Requirements.
Quote the lines below from the one containing "Output the LaTeX" to the final line, both ends included; exclude the pictures.
──────── Supplied data ────────
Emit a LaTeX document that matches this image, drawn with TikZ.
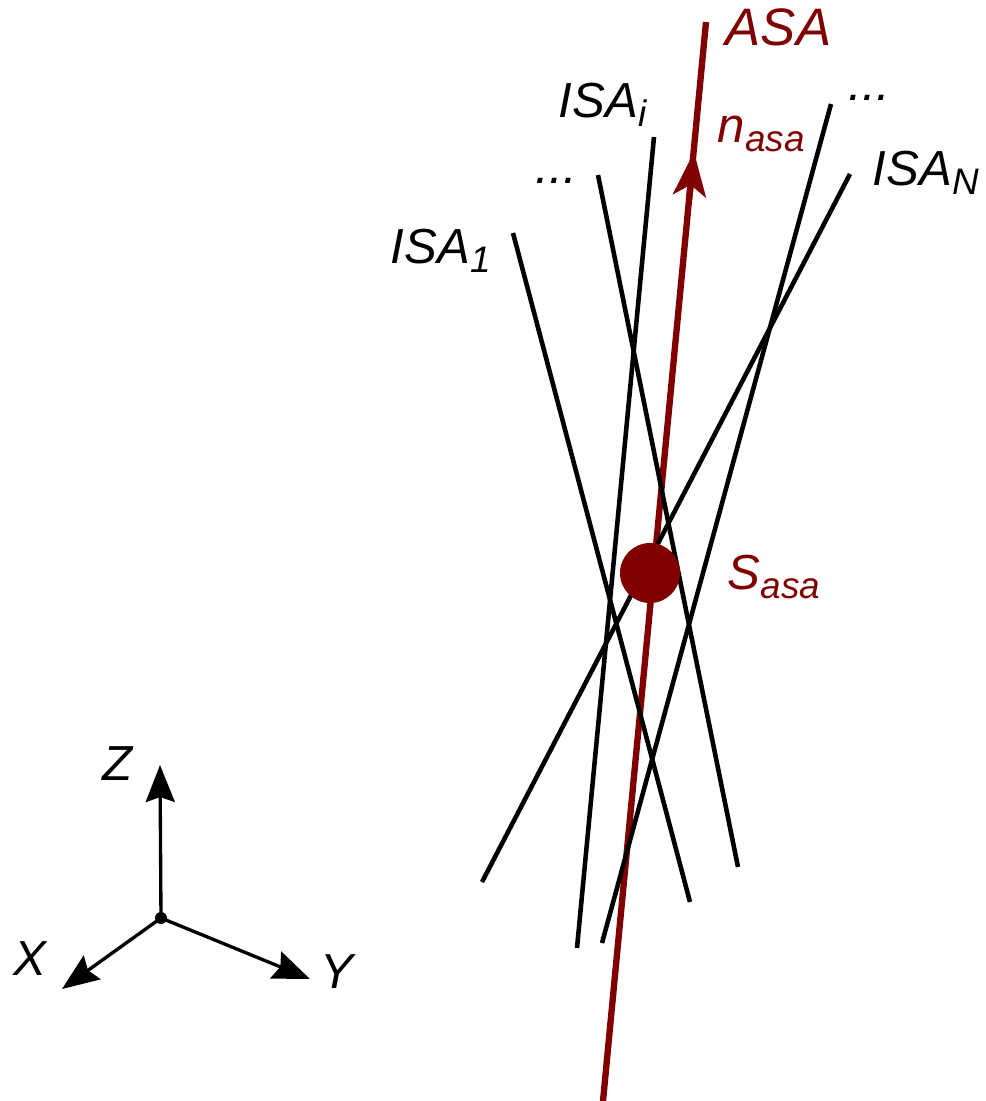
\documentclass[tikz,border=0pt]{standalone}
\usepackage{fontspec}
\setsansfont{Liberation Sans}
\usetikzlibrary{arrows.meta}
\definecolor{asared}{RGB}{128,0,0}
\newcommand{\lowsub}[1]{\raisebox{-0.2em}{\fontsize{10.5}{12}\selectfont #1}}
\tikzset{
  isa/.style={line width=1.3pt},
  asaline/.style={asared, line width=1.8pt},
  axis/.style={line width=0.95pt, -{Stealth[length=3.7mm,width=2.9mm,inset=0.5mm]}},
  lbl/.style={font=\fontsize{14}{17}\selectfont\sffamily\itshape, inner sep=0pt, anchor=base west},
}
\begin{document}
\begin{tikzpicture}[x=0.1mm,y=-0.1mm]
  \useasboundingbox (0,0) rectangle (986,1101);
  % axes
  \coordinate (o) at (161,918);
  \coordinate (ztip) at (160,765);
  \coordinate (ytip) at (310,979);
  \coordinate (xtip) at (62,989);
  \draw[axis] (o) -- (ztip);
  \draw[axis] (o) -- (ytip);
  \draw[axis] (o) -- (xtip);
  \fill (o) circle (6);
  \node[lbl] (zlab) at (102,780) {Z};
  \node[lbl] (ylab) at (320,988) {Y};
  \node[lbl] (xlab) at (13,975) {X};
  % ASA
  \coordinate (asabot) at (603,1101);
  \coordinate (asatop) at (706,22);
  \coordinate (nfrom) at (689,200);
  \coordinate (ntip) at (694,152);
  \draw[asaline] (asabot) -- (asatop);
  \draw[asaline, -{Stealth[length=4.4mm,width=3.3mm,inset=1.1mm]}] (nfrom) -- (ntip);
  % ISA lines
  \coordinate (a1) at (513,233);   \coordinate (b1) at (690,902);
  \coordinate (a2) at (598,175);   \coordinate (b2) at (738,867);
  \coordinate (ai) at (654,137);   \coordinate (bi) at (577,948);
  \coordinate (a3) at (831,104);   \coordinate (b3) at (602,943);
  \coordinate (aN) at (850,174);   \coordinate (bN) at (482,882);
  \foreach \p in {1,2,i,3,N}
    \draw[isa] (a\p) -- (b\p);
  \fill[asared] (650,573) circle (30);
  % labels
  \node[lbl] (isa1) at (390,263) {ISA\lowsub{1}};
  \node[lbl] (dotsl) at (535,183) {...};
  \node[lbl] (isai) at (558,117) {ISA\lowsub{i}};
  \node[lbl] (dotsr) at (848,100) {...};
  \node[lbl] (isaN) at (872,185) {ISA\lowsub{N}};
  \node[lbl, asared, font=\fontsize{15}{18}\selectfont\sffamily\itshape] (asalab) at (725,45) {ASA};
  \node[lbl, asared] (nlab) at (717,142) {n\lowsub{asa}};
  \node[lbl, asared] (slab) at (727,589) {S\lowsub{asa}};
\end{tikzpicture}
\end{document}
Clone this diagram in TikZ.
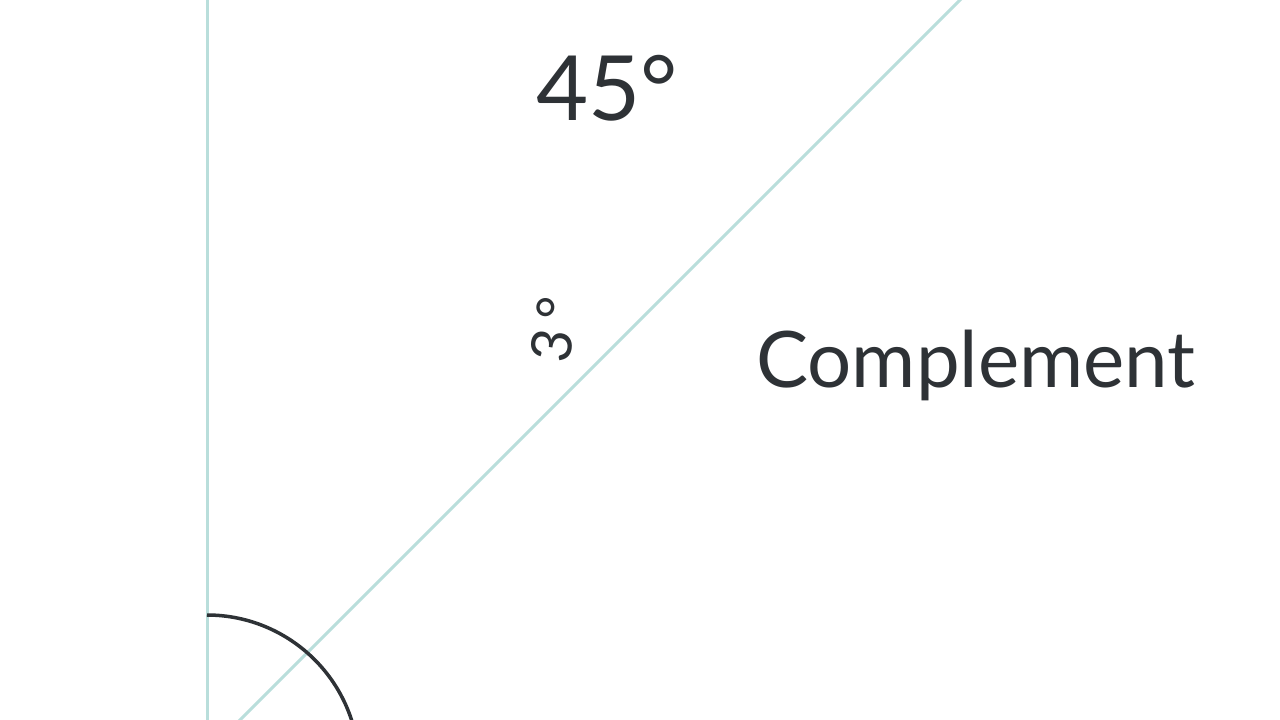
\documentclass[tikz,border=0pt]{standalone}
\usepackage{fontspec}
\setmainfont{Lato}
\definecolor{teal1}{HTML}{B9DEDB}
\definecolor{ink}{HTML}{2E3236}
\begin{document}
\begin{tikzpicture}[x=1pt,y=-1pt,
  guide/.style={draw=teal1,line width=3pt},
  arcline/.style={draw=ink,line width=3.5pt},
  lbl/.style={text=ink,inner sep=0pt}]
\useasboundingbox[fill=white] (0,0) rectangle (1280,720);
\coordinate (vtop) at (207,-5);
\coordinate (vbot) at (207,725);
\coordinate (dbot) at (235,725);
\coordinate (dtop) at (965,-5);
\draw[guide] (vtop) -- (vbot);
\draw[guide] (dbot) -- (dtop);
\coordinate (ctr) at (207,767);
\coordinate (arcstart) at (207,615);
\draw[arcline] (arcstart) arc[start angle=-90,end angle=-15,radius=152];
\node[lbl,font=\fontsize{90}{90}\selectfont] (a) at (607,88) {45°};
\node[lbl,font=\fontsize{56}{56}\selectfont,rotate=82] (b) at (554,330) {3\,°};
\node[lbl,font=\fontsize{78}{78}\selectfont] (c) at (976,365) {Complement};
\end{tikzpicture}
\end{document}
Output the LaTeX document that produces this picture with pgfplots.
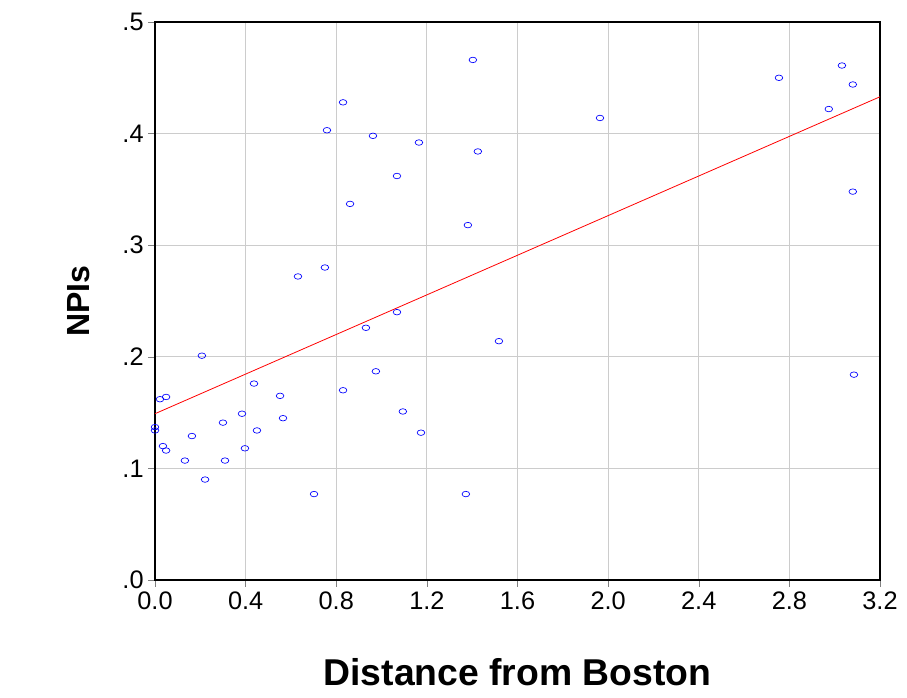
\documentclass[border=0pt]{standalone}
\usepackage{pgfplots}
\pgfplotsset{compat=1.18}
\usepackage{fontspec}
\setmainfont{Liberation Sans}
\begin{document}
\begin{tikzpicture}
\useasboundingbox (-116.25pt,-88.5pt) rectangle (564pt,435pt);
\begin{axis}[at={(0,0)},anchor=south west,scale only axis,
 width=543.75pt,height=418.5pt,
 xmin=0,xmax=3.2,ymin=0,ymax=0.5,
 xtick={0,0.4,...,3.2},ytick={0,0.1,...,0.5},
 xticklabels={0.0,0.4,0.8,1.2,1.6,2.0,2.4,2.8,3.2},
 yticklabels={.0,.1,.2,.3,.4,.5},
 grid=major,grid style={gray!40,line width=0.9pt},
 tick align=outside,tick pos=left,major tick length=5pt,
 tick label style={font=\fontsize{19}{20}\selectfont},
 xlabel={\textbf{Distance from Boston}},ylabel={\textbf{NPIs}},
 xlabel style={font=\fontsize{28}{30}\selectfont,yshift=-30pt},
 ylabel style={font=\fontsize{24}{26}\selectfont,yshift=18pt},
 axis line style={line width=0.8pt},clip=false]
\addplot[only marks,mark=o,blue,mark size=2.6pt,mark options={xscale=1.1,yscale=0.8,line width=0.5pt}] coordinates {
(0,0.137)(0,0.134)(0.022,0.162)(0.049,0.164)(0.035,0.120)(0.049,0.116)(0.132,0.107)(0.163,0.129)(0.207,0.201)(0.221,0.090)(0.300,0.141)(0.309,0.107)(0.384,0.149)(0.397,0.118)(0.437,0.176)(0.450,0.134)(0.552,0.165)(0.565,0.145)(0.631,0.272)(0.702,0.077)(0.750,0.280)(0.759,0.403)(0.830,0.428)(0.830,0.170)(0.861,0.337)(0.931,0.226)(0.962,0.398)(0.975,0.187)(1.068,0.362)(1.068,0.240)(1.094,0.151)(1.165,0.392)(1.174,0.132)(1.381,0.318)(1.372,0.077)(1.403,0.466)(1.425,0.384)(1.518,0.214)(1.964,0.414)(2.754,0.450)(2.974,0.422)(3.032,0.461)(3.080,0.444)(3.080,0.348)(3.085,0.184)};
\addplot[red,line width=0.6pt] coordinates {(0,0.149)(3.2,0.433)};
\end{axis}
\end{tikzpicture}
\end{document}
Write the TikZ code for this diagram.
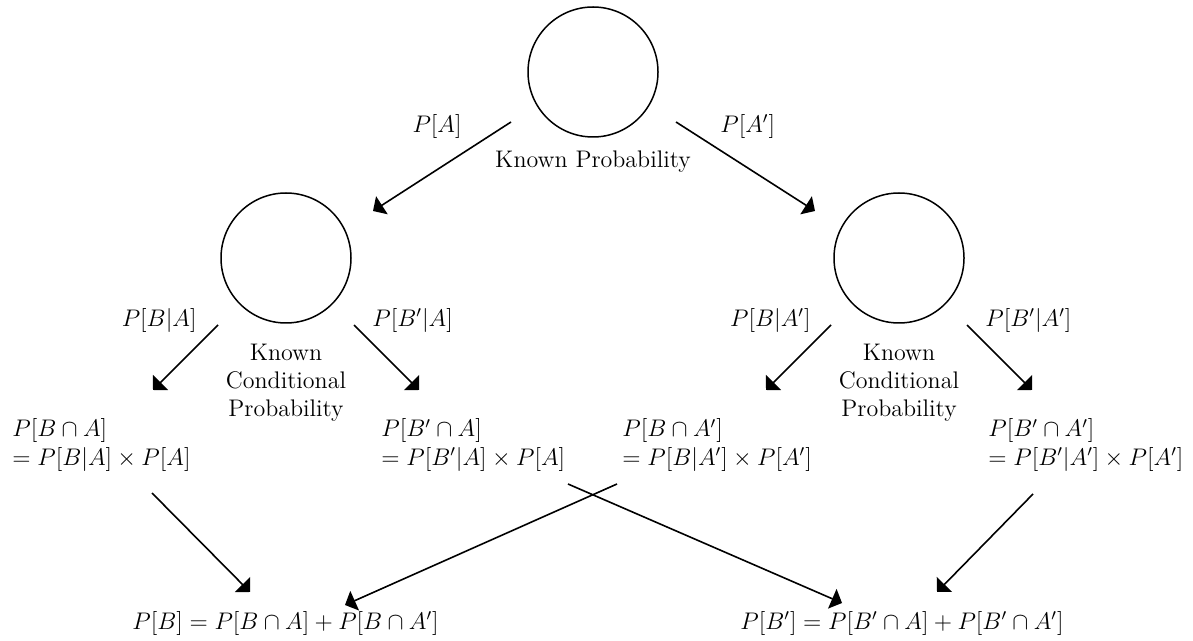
────────
Task result.
Output the LaTeX document that produces this picture with pgfplots.
\documentclass[border=0pt]{standalone}
\usepackage{pgfplots}
\pgfplotsset{compat=1.18}
\usepackage{fontspec}
\setmainfont{Liberation Sans}
\begin{document}
\begin{tikzpicture}
\useasboundingbox (-116.25pt,-88.5pt) rectangle (564pt,435pt);
\begin{axis}[at={(0,0)},anchor=south west,scale only axis,
 width=543.75pt,height=418.5pt,
 xmin=0,xmax=3.2,ymin=0,ymax=0.5,
 xtick={0,0.4,...,3.2},ytick={0,0.1,...,0.5},
 xticklabels={0.0,0.4,0.8,1.2,1.6,2.0,2.4,2.8,3.2},
 yticklabels={.0,.1,.2,.3,.4,.5},
 grid=major,grid style={gray!40,line width=0.9pt},
 tick align=outside,tick pos=left,major tick length=5pt,
 tick label style={font=\fontsize{19}{20}\selectfont},
 xlabel={\textbf{Distance from Boston}},ylabel={\textbf{NPIs}},
 xlabel style={font=\fontsize{28}{30}\selectfont,yshift=-30pt},
 ylabel style={font=\fontsize{24}{26}\selectfont,yshift=18pt},
 axis line style={line width=0.8pt},clip=false]
\addplot[only marks,mark=o,blue,mark size=2.6pt,mark options={xscale=1.1,yscale=0.8,line width=0.5pt}] coordinates {
(0,0.137)(0,0.134)(0.022,0.162)(0.049,0.164)(0.035,0.120)(0.049,0.116)(0.132,0.107)(0.163,0.129)(0.207,0.201)(0.221,0.090)(0.300,0.141)(0.309,0.107)(0.384,0.149)(0.397,0.118)(0.437,0.176)(0.450,0.134)(0.552,0.165)(0.565,0.145)(0.631,0.272)(0.702,0.077)(0.750,0.280)(0.759,0.403)(0.830,0.428)(0.830,0.170)(0.861,0.337)(0.931,0.226)(0.962,0.398)(0.975,0.187)(1.068,0.362)(1.068,0.240)(1.094,0.151)(1.165,0.392)(1.174,0.132)(1.381,0.318)(1.372,0.077)(1.403,0.466)(1.425,0.384)(1.518,0.214)(1.964,0.414)(2.754,0.450)(2.974,0.422)(3.032,0.461)(3.080,0.444)(3.080,0.348)(3.085,0.184)};
\addplot[red,line width=0.6pt] coordinates {(0,0.149)(3.2,0.433)};
\end{axis}
\end{tikzpicture}
\end{document}
Write the TikZ code for this diagram.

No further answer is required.